▶ [Aim of the task]
Everything from the first line of the data below through the line that contains "(neg) at (118,100)" should be written out exactly, please, and nothing more; the pictures stay out.

Source code of charts:
========
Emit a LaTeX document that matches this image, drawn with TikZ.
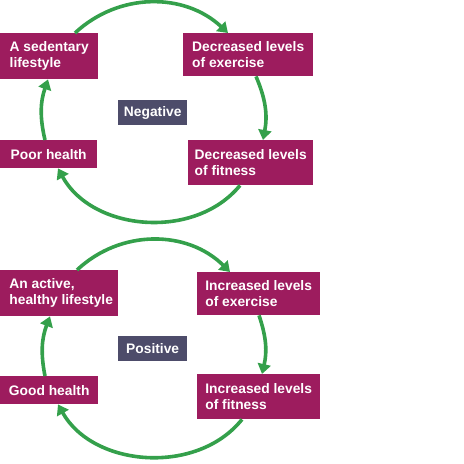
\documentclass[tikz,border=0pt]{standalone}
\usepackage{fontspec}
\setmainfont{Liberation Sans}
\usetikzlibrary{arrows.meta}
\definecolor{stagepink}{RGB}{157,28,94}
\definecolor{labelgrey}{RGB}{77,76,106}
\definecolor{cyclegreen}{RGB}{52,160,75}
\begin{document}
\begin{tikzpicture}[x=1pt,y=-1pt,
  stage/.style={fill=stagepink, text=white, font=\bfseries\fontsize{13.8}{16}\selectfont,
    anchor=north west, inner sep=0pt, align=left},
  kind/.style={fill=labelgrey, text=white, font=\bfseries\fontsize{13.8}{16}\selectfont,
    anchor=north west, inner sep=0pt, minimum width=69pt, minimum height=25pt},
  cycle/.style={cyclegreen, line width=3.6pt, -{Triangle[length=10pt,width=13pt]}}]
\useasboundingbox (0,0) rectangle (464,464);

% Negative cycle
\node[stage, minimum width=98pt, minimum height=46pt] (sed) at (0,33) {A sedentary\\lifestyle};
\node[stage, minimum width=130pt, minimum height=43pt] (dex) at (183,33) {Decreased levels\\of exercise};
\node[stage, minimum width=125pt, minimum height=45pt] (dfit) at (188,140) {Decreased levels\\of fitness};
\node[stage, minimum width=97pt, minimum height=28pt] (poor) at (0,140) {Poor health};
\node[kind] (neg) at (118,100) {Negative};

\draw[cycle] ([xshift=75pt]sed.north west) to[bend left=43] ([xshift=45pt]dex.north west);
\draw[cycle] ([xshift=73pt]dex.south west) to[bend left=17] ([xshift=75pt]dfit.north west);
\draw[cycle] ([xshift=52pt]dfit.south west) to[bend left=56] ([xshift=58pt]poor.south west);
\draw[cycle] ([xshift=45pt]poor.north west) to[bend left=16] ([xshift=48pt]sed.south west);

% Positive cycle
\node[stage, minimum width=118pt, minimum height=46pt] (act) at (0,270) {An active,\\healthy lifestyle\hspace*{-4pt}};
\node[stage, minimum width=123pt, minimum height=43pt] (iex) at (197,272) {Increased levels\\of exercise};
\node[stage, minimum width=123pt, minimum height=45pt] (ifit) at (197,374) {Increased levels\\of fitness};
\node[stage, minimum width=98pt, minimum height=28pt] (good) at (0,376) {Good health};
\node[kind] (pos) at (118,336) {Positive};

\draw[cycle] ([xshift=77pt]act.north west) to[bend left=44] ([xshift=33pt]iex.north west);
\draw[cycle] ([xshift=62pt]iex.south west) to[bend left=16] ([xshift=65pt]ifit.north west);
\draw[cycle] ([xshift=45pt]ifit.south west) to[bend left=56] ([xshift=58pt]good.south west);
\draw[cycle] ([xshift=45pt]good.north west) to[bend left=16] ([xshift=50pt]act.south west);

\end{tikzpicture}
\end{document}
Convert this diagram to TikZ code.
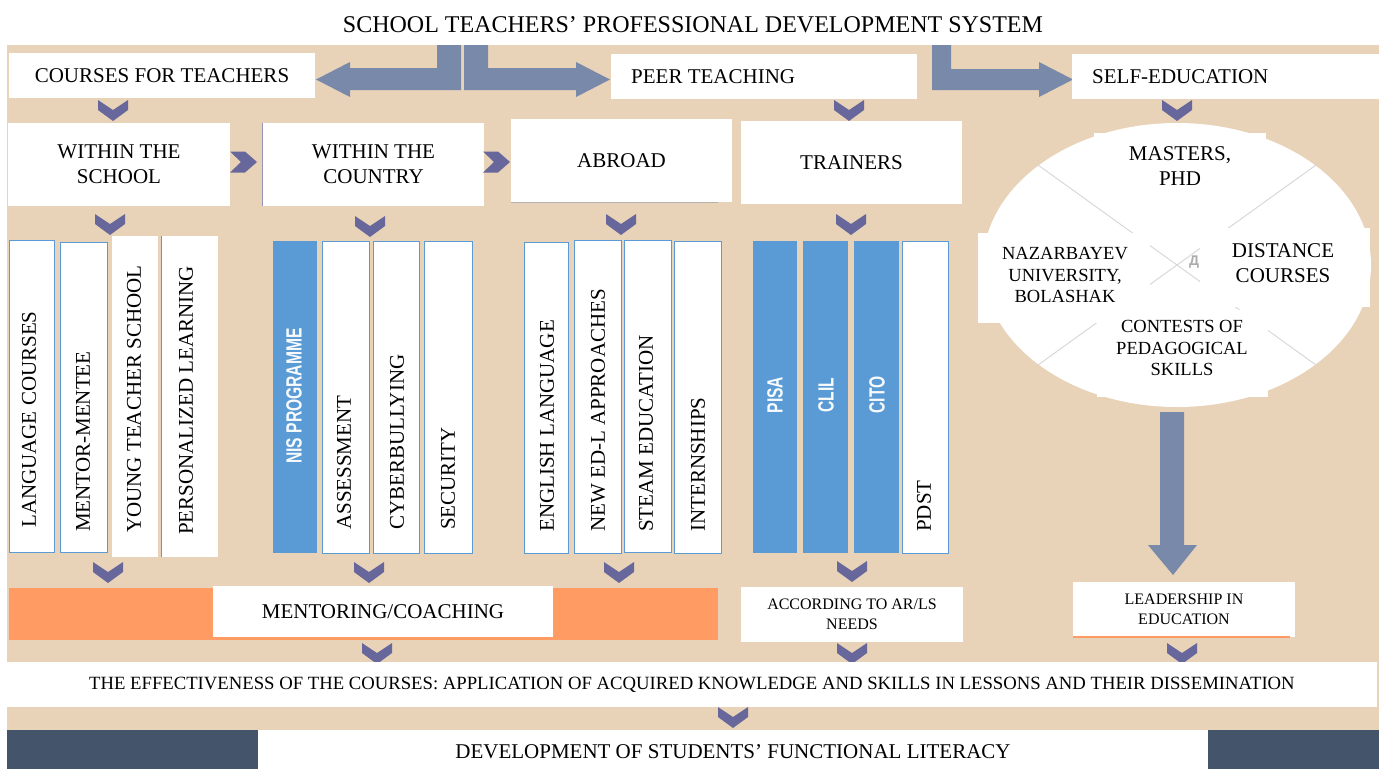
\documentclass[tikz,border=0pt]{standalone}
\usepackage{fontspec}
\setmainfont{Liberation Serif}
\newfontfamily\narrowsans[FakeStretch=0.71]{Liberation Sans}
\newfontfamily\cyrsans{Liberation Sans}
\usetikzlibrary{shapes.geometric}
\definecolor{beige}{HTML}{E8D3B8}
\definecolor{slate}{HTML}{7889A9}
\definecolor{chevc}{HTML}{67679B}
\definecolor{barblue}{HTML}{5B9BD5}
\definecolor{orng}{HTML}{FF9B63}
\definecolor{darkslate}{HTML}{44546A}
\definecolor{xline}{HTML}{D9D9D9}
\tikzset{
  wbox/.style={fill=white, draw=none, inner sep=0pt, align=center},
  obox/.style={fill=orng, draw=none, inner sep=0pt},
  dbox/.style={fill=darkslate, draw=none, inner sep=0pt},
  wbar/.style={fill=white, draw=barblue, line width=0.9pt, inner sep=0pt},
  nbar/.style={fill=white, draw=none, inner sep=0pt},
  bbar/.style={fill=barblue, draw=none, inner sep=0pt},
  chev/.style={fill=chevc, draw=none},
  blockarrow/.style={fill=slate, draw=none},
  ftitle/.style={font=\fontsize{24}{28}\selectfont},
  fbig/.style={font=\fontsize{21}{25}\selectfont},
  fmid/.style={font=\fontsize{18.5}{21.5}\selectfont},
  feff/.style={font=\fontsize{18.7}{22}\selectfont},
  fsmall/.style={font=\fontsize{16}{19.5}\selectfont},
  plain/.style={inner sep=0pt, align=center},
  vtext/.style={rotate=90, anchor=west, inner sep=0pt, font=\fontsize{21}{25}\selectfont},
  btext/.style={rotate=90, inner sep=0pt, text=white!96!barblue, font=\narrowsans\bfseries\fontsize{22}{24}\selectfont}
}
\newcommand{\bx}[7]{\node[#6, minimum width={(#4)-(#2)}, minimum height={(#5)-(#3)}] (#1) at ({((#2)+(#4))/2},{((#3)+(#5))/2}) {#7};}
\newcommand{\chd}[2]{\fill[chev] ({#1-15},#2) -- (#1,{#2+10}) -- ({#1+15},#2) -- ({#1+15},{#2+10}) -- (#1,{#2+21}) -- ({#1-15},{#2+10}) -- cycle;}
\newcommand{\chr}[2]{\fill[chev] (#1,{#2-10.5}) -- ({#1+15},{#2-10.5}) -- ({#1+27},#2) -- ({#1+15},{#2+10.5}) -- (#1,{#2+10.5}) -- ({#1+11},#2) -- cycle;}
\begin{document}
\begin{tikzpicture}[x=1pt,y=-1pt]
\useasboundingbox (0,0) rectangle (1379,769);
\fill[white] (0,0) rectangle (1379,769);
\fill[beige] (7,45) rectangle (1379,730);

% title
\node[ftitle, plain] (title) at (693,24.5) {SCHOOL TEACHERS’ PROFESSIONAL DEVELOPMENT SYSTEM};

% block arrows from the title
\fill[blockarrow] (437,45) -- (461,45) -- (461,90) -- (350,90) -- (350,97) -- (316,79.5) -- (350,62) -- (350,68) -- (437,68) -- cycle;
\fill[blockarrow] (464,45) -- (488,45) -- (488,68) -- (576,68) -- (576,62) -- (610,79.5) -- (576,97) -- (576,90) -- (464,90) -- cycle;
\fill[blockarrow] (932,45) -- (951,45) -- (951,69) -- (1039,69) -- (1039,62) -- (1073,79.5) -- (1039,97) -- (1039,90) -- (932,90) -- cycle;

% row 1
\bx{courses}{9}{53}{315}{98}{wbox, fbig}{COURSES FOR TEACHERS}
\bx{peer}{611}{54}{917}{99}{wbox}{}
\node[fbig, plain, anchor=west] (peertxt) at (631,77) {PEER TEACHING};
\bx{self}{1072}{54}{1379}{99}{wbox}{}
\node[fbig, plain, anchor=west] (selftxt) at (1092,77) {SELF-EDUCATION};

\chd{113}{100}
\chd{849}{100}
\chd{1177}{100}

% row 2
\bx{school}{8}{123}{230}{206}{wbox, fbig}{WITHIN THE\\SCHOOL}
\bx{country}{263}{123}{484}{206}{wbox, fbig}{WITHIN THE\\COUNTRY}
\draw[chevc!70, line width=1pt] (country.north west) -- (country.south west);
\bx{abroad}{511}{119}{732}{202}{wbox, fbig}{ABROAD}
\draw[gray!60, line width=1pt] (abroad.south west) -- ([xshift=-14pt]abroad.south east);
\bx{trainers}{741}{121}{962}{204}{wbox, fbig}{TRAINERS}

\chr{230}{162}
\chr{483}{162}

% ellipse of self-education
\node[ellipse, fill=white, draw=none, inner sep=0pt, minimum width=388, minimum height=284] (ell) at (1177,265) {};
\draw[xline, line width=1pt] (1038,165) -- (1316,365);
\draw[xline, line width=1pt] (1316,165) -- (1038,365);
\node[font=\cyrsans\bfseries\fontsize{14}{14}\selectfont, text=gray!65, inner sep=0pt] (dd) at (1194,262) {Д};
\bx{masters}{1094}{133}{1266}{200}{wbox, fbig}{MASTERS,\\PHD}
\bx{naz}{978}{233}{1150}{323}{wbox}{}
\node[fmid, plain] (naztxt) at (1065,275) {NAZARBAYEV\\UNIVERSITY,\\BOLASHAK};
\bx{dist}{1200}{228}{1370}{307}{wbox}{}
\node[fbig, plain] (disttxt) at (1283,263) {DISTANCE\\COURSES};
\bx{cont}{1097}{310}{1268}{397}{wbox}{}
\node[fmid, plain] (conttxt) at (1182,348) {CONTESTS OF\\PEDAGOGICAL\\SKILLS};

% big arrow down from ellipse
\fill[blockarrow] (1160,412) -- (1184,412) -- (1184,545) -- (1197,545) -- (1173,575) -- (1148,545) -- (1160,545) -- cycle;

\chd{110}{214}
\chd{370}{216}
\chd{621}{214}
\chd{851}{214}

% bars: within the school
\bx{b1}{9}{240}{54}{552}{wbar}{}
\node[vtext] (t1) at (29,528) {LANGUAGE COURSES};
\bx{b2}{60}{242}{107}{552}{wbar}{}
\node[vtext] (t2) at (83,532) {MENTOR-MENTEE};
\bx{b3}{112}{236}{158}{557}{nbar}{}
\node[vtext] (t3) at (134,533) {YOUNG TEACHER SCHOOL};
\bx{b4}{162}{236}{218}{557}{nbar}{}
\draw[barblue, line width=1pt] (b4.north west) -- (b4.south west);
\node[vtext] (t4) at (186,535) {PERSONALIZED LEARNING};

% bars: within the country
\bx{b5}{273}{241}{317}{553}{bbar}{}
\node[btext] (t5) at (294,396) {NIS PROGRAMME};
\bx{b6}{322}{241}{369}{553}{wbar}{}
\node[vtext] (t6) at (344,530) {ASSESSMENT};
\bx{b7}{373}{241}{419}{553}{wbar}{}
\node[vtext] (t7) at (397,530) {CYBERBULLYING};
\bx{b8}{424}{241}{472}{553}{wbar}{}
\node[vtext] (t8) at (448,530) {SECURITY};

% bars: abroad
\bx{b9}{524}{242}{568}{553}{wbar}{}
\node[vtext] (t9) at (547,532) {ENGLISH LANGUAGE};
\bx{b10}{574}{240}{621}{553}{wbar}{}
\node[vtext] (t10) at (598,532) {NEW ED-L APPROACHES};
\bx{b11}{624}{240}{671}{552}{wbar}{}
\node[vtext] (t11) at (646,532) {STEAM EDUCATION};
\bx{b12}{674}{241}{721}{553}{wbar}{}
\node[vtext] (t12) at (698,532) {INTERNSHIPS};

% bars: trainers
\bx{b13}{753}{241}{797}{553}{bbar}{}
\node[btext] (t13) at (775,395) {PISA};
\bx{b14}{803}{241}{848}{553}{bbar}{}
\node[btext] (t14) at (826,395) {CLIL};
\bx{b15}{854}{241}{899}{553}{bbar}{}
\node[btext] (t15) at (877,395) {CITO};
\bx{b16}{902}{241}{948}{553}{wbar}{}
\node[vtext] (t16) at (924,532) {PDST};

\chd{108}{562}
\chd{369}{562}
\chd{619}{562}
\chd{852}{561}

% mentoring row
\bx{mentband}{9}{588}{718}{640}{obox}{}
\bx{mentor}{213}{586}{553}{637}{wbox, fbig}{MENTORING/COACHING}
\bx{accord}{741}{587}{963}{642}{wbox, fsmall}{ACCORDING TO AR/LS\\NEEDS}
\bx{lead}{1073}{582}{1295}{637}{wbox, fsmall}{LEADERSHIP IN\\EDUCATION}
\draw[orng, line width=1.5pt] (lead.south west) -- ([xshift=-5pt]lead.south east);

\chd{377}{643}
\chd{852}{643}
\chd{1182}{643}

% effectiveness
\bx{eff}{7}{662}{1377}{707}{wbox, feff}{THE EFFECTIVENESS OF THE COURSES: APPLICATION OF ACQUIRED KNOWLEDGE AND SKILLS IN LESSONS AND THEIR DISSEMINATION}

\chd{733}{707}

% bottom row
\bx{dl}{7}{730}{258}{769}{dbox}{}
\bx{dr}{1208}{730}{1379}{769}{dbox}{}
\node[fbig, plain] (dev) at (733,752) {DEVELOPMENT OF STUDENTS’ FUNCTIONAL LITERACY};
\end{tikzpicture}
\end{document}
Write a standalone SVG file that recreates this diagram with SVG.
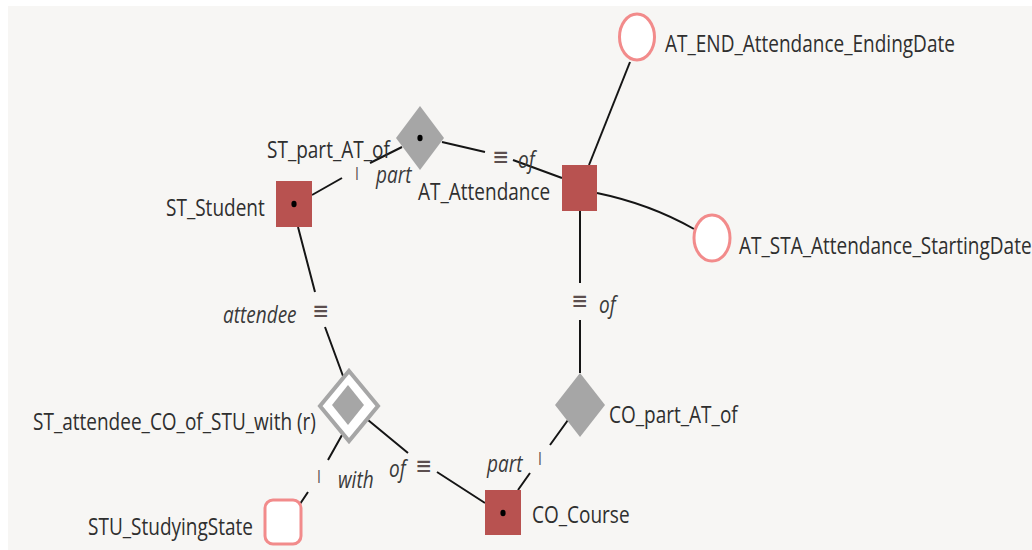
========
▶ [Output for this exercise]
Emit a LaTeX document that matches this image, drawn with TikZ.
\documentclass[tikz,border=0pt]{standalone}
\usepackage{fontspec}
\setmainfont{Liberation Sans}
\usetikzlibrary{arrows.meta}
\definecolor{stagepink}{RGB}{157,28,94}
\definecolor{labelgrey}{RGB}{77,76,106}
\definecolor{cyclegreen}{RGB}{52,160,75}
\begin{document}
\begin{tikzpicture}[x=1pt,y=-1pt,
  stage/.style={fill=stagepink, text=white, font=\bfseries\fontsize{13.8}{16}\selectfont,
    anchor=north west, inner sep=0pt, align=left},
  kind/.style={fill=labelgrey, text=white, font=\bfseries\fontsize{13.8}{16}\selectfont,
    anchor=north west, inner sep=0pt, minimum width=69pt, minimum height=25pt},
  cycle/.style={cyclegreen, line width=3.6pt, -{Triangle[length=10pt,width=13pt]}}]
\useasboundingbox (0,0) rectangle (464,464);

% Negative cycle
\node[stage, minimum width=98pt, minimum height=46pt] (sed) at (0,33) {A sedentary\\lifestyle};
\node[stage, minimum width=130pt, minimum height=43pt] (dex) at (183,33) {Decreased levels\\of exercise};
\node[stage, minimum width=125pt, minimum height=45pt] (dfit) at (188,140) {Decreased levels\\of fitness};
\node[stage, minimum width=97pt, minimum height=28pt] (poor) at (0,140) {Poor health};
\node[kind] (neg) at (118,100) {Negative};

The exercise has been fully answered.